10. The fiscal position in Kazakhstan is very strong, with a large budget surplus, low public debt, and sizeable public savings. The government therefore has scope to allow the automatic fiscal stabilizers to operate in full, rather than seeking to offset any shortfalls in tax revenue that may occur as a result of the slowing economy. Indeed, measures to increase tax rates or lower expenditures to meet previously set fiscal targets are likely to be counter-productive in the present circumstances, possibly aggravating the slowdown in a procyclical manner. In the event of a sharper-than-expected slowdown in growth, we see scope for a fiscal stimulus package this year, although it is important that this be well-targeted and consistent with development and fiscal reform objectives. For example, if such a package were needed, accelerating spending on transportation infrastructure would provide a short-term stimulus to the economy as well as help to boost productivity in future years.
11. The recent sharp rise in food prices in Kazakhstan, and around the world, is rightly a key policy concern.

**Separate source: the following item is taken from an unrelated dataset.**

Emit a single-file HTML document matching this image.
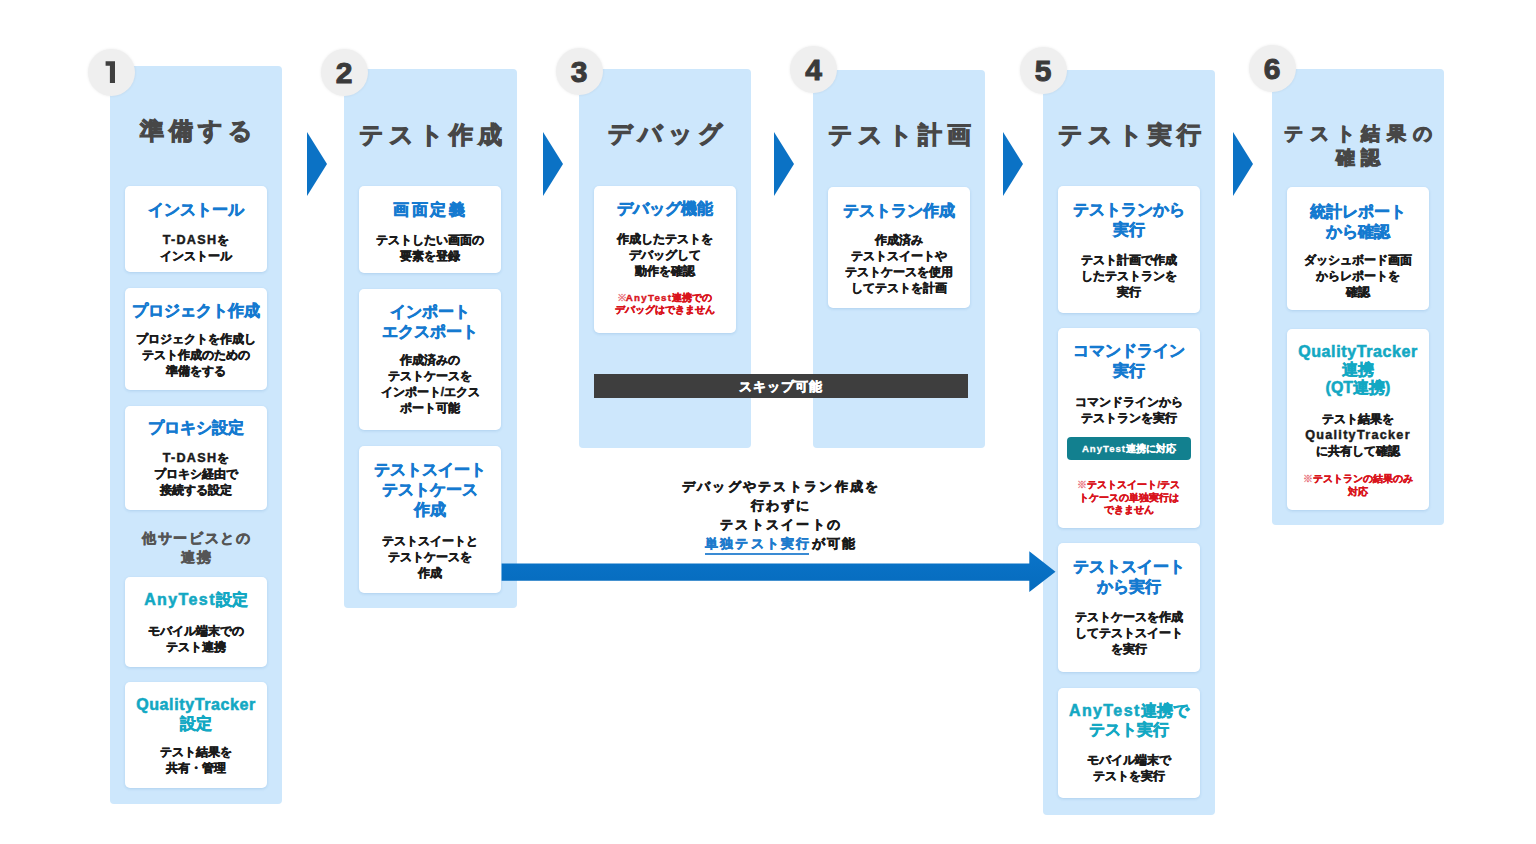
<!DOCTYPE html>
<html><head><meta charset="utf-8"><style>
*{margin:0;padding:0;box-sizing:border-box}
html,body{width:1536px;height:844px;overflow:hidden;background:#fff}
body{position:relative;font-family:"Liberation Sans",sans-serif;font-weight:bold}
.p{position:absolute;background:#cde7fc;border-radius:4px}
.c{position:absolute;background:#fff;border-radius:5px;width:142px;box-shadow:0 1px 3px rgba(40,110,180,.18)}
.n{position:absolute;width:47px;height:47px;border-radius:50%;background:#efefef;box-shadow:0 0 3px rgba(0,0,0,.08);color:#3a3a3a;font-size:30px;line-height:48px;text-align:center;-webkit-text-stroke:1px #3a3a3a}
.t{position:absolute;text-align:center;white-space:nowrap}
.h{color:#474747;letter-spacing:5px;padding-left:5px;font-size:24px;line-height:30px;-webkit-text-stroke:1px #474747}
.ct{font-size:16px;line-height:20px;-webkit-text-stroke:.55px currentColor}
.b{color:#1b1b1b;font-size:12px;line-height:16px;-webkit-text-stroke:.45px #1b1b1b}
.r{color:#d9141c;font-size:9.8px;line-height:12.6px;-webkit-text-stroke:.4px #d9141c}
.km{color:#e8707a;-webkit-text-stroke:0}
.L{letter-spacing:.6px}
.L2{letter-spacing:1.4px}
.BL{letter-spacing:1.3px;font-size:12.6px}
.tri{position:absolute;width:0;height:0;border-top:32px solid transparent;border-bottom:32px solid transparent;border-left:20px solid #0b72c5}
</style></head><body>
<div class="p" style="left:110px;top:66px;width:172px;height:737.5px"></div>
<div class="p" style="left:344px;top:69px;width:172.5px;height:539.4px"></div>
<div class="p" style="left:578.5px;top:69px;width:172.5px;height:378.5px"></div>
<div class="p" style="left:813px;top:69.5px;width:172px;height:378px"></div>
<div class="p" style="left:1043px;top:69.5px;width:171.5px;height:745px"></div>
<div class="p" style="left:1272px;top:69px;width:172px;height:455.5px"></div>
<div class="tri" style="left:306.8px;top:132px"></div>
<div class="tri" style="left:542.6px;top:132px"></div>
<div class="tri" style="left:773.9px;top:132px"></div>
<div class="tri" style="left:1002.6px;top:132px"></div>
<div class="tri" style="left:1232.8px;top:132px"></div>
<div class="t h" style="left:96px;width:200px;top:116.30px">準備する</div>
<div class="t h" style="left:330px;width:200px;top:120.10px">テスト作成</div>
<div class="t h" style="left:565px;width:200px;top:118.70px">デバッグ</div>
<div class="t h" style="left:799px;width:200px;top:119.80px">テスト計画</div>
<div class="t h" style="left:1029px;width:200px;top:119.80px">テスト実行</div>
<div class="t h" style="left:1258px;width:200px;top:122.20px;font-size:19px;line-height:24px;letter-spacing:6.8px;padding-left:6.8px">テスト結果の<br>確認</div>
<div class="t" style="left:96px;width:200px;top:529.4px;font-size:14px;line-height:19px;color:#555;letter-spacing:1.6px;padding-left:1.6px;-webkit-text-stroke:.6px #555">他サービスとの<br>連携</div>
<div class="c" style="left:125px;top:185.6px;height:86.7px"></div>
<div class="t ct" style="left:105px;width:182px;top:199.50px;color:#157ad0">インストール</div>
<div class="t b" style="left:105px;width:182px;top:231.80px"><span class=BL>T-DASH</span>を<br>インストール</div>
<div class="c" style="left:125px;top:288px;height:102.4px"></div>
<div class="t ct" style="left:105px;width:182px;top:300.60px;color:#157ad0">プロジェクト作成</div>
<div class="t b" style="left:105px;width:182px;top:330.80px">プロジェクトを作成し<br>テスト作成のための<br>準備をする</div>
<div class="c" style="left:125px;top:405.6px;height:104.4px"></div>
<div class="t ct" style="left:105px;width:182px;top:417.70px;color:#157ad0">プロキシ設定</div>
<div class="t b" style="left:105px;width:182px;top:449.70px"><span class=BL>T-DASH</span>を<br>プロキシ経由で<br>接続する設定</div>
<div class="c" style="left:125px;top:577.2px;height:89.6px"></div>
<div class="t ct" style="left:105px;width:182px;top:589.50px;color:#13a8c3;line-height:19px"><span class=L2>AnyTest</span>設定</div>
<div class="t b" style="left:105px;width:182px;top:623.10px">モバイル端末での<br>テスト連携</div>
<div class="c" style="left:125px;top:682.2px;height:105.8px"></div>
<div class="t ct" style="left:105px;width:182px;top:695.40px;color:#13a8c3;line-height:19px"><span class=L>QualityTracker</span><br>設定</div>
<div class="t b" style="left:105px;width:182px;top:743.60px">テスト結果を<br>共有・管理</div>
<div class="c" style="left:359.3px;top:186.3px;height:86.7px"></div>
<div class="t ct" style="left:339.3px;width:182px;top:199.50px;color:#157ad0"><span style='letter-spacing:2.5px'>画面定義</span></div>
<div class="t b" style="left:339.3px;width:182px;top:231.50px">テストしたい画面の<br>要素を登録</div>
<div class="c" style="left:359.3px;top:288.6px;height:141.9px"></div>
<div class="t ct" style="left:339.3px;width:182px;top:301.80px;color:#157ad0">インポート<br>エクスポート</div>
<div class="t b" style="left:339.3px;width:182px;top:352.30px">作成済みの<br>テストケースを<br>インポート/エクス<br>ポート可能</div>
<div class="c" style="left:359.3px;top:445.8px;height:147.5px"></div>
<div class="t ct" style="left:339.3px;width:182px;top:459.70px;color:#157ad0">テストスイート<br>テストケース<br>作成</div>
<div class="t b" style="left:339.3px;width:182px;top:532.70px">テストスイートと<br>テストケースを<br>作成</div>
<div class="c" style="left:594px;top:186px;height:146.7px"></div>
<div class="t ct" style="left:574px;width:182px;top:199.40px;color:#157ad0">デバッグ機能</div>
<div class="t b" style="left:574px;width:182px;top:230.50px">作成したテストを<br>デバッグして<br>動作を確認</div>
<div class="t r" style="left:574px;width:182px;top:291.90px"><span class=km>※</span><span style='letter-spacing:1.2px'>AnyTest</span>連携での<br>デバッグはできません</div>
<div class="c" style="left:828.3px;top:186.8px;height:120.9px"></div>
<div class="t ct" style="left:808.3px;width:182px;top:200.80px;color:#157ad0">テストラン作成</div>
<div class="t b" style="left:808.3px;width:182px;top:231.80px">作成済み<br>テストスイートや<br>テストケースを使用<br>してテストを計画</div>
<div class="c" style="left:1057.8px;top:186px;height:126.8px"></div>
<div class="t ct" style="left:1037.8px;width:182px;top:200.00px;color:#157ad0">テストランから<br>実行</div>
<div class="t b" style="left:1037.8px;width:182px;top:251.80px">テスト計画で作成<br>したテストランを<br>実行</div>
<div class="c" style="left:1057.8px;top:328px;height:199.7px"></div>
<div class="t ct" style="left:1037.8px;width:182px;top:341.20px;color:#157ad0">コマンドライン<br>実行</div>
<div class="t b" style="left:1037.8px;width:182px;top:394.20px">コマンドラインから<br>テストランを実行</div>
<div style="position:absolute;left:1067px;top:436.6px;width:124px;height:23.7px;border-radius:4px;background:#12808f;color:#fff;font-size:9.6px;line-height:24px;text-align:center;-webkit-text-stroke:.3px #fff"><span style='letter-spacing:1px'>AnyTest</span>連携に対応</div>
<div class="t r" style="left:1037.8px;width:182px;top:479.10px"><span class=km>※</span>テストスイート/テス<br>トケースの単独実行は<br>できません</div>
<div class="c" style="left:1057.8px;top:542.8px;height:129.4px"></div>
<div class="t ct" style="left:1037.8px;width:182px;top:556.90px;color:#157ad0">テストスイート<br>から実行</div>
<div class="t b" style="left:1037.8px;width:182px;top:609.30px">テストケースを作成<br>してテストスイート<br>を実行</div>
<div class="c" style="left:1057.8px;top:687.9px;height:110.2px"></div>
<div class="t ct" style="left:1037.8px;width:182px;top:701.00px;color:#13a8c3;line-height:19px"><span class=L2>AnyTest</span>連携で<br>テスト実行</div>
<div class="t b" style="left:1037.8px;width:182px;top:751.60px">モバイル端末で<br>テストを実行</div>
<div class="c" style="left:1287px;top:186.8px;height:123.2px"></div>
<div class="t ct" style="left:1267px;width:182px;top:201.70px;color:#157ad0">統計レポート<br>から確認</div>
<div class="t b" style="left:1267px;width:182px;top:251.80px">ダッシュボード画面<br>からレポートを<br>確認</div>
<div class="c" style="left:1287px;top:328.5px;height:181.0px"></div>
<div class="t ct" style="left:1267px;width:182px;top:342.60px;color:#13a8c3;line-height:18.3px"><span class=L>QualityTracker</span><br>連携<br>(QT連携)</div>
<div class="t b" style="left:1267px;width:182px;top:410.60px">テスト結果を<br><span class=BL>QualityTracker</span><br>に共有して確認</div>
<div class="t r" style="left:1267px;width:182px;top:473.40px"><span class=km>※</span>テストランの結果のみ<br>対応</div>
<div class="n" style="left:87.5px;top:48.5px"></div>
<svg style="position:absolute;left:0;top:0" width="200" height="120"><path d="M109.9 61.3H115V83.1H109.9V65.8H105.6V61.3Z" fill="#3f3f3f"/></svg>
<div class="n" style="left:320.5px;top:48.5px">2</div>
<div class="n" style="left:555.5px;top:47.9px">3</div>
<div class="n" style="left:790.2px;top:45.8px">4</div>
<div class="n" style="left:1019.5px;top:46.5px">5</div>
<div class="n" style="left:1248.5px;top:45.0px">6</div>
<div style="position:absolute;left:594px;top:374px;width:374px;height:24px;background:#3e3e3e;color:#fff;font-size:13px;line-height:25px;text-align:center;letter-spacing:1px;-webkit-text-stroke:.5px #fff">スキップ可能</div>
<div class="t" style="left:580px;width:400px;top:476.5px;font-size:13px;line-height:19px;color:#1b1b1b;letter-spacing:2.3px;padding-left:2.3px;-webkit-text-stroke:.5px #1b1b1b">デバッグやテストラン作成を<br>行わずに<br>テストスイートの<br><span style="color:#1e7bcc;-webkit-text-stroke:.5px #1e7bcc">単独テスト実行</span>が可能</div>
<div style="position:absolute;left:704.5px;top:553.4px;width:104.8px;height:2px;background:#3a8bd4"></div>
<svg style="position:absolute;left:0;top:0" width="1536" height="844"><defs><linearGradient id="g" x1="0" y1="0" x2="0" y2="1"><stop offset="0" stop-color="#0a74c9"/><stop offset="1" stop-color="#066bbd"/></linearGradient></defs><path d="M501.6 563.5H1029.3V551.3L1055.5 571.8L1029.3 592.1V580.7H501.6Z" fill="url(#g)"/></svg>
</body></html>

A well-crafted response is needed to mitigate the negative effect on poorer sections of the population, while encouraging increased production of food products in the future. Given the strong fiscal position, there is scope to introduce well-targeted government subsidies to low income households to help offset the higher cost of food. We believe this would be a better response than measures that seek to influence prices, including trade restrictions or trade bans, as these reduce incentives for higher production. Efforts to boost productivity in agriculture and improve distribution systems will also help alleviate price pressures going forward.

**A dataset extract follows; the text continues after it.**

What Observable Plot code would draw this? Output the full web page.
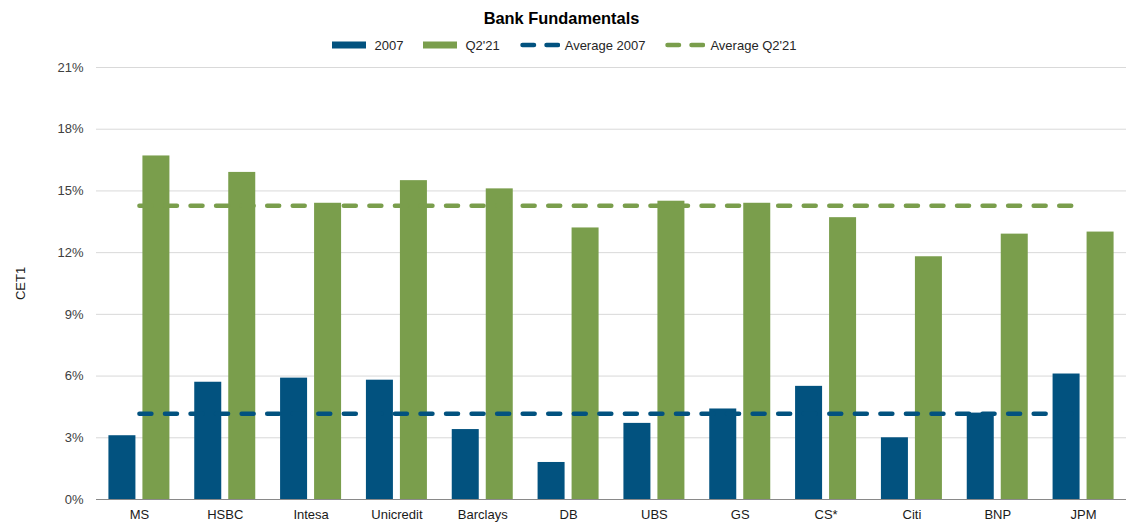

12. Lastly, we would like to highlight two other issues. First, the publication of Kazakhstan's first report under the Extractive Industries Transparency Initiative (EITI) initiative is very welcome and represents an important step in further increasing the transparency of revenues received by the government from companies in the oil sector. Second, a draft bill to bring AML/CFT legislation in to line with international best practice is still pending and we would urge its rapid passage.
1 This represents the views of the mission team, not of the IMF, and these views may evolve as the staff assessment presented in the staff report on Kazakhstan is produced.